Yesterday, CIA Director John Brennan delivered his public response to the Senate Select Committee on Intelligence report on the CIA’s detention and interrogation program. Rather than use the opportunity to fully acknowledge and accept the report’s findings and implications, Brennan offered a vigorous defense of the CIA, invoking the emotional trauma suffered by the country to help justify subsequent his agency actions.
Indeed, there were numerous, credible, and very worrisome reports about a second and third wave of major attacks against the United States,” Brennan said. “And while we grieved, honored our dead, tended to our injured, and embarked on the long process of recovery, we feared more blows from an enemy we couldn’t see … and an evil we couldn’t fathom.
“This is the backdrop against which the Agency was directed by President Bush to carry out a program to detain terrorist suspects around the world.
“In many respects, the program was uncharted territory for the CIA, and we were not prepared. We had little experience housing detainees, and precious few of our officers were trained interrogators. But the President authorized the effort six days after 9/11, and it was our job to carry it out.” (emphasis added)
But as the Senate report makes clear (p. 11), President Bush’s covert action Memorandum of Notification (MON, the formal authorization for the rendition and detention program) “made no mention of interrogations or interrogation techniques.” Thus, the initiative for the interrogations—including techniques involving torture under international and U.S. law—originated within the CIA. And as the Senate report lays out repeatedly—using the CIA’s own internal documents—agency personnel, and particularly its attorneys, knew very well that what they were proposing almost certainly violated U.S. and international law.
One early example (from p. 33 of the Senate report summary) of this articulated concern came in July 2002, when CIA attorneys
drafted a letter to Attorney General John Ashcroft asking the Department of Justice for “a formal declination of prosecution, in advance, for any employees of the United States, as well as any other personnel acting on behalf of the United States, who may employ methods in the interrogation of Abu Zubaydah that otherwise might subject those individuals to prosecution.” (emphasis added)
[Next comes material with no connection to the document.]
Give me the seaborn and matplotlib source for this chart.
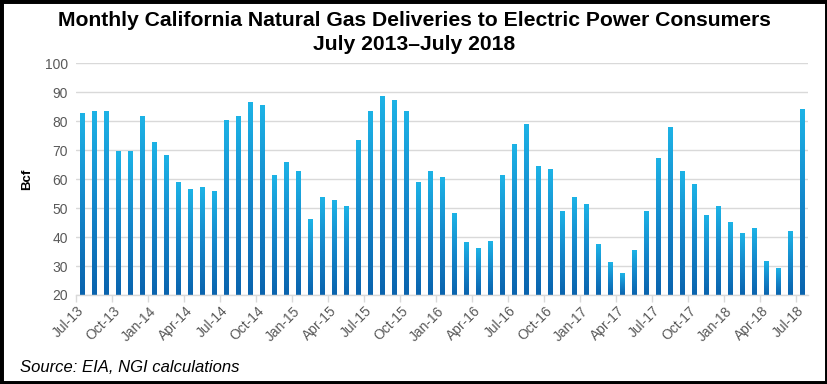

Enough CIA personnel understood they would be breaking the law that they had the foresight to ask preemptively for a DoJ “get out of jail free card” in the form of formal opinions from the Office of Legal Counsel. They got those opinions—which were later withdrawn, but which still likely would provide a shield from prosecution for waterboarding and the other torture tactics used by CIA interrogators.
And when pressed on whether the CIA should ever conduct such a program again, Brennan amazingly said he would “defer to the policymakers in future times when there is going to be the need to be able to ensure that this country stays safe if we face a similar type of crisis.”
Instead of learning the right lessons from this episode—that torture never produces accurate, reliable intelligence and that its use destroys the moral and political authority of the user—Brennan clearly left the door open to a future CIA rendition and detention program, including the use of coercive interrogation techniques.
Sen. Diane Feinstein, the outgoing chairwoman of the Senate Intelligence Committee, has called publicly for legislation to prevent a repeat of this episode. In light of Director Brennan’s remarks, it will be interesting to see whether Senator Feinstein’s first act in the 114th Congress will be to take legislative action to close the door on the CIA ever again engaging in rendition, detention and torture.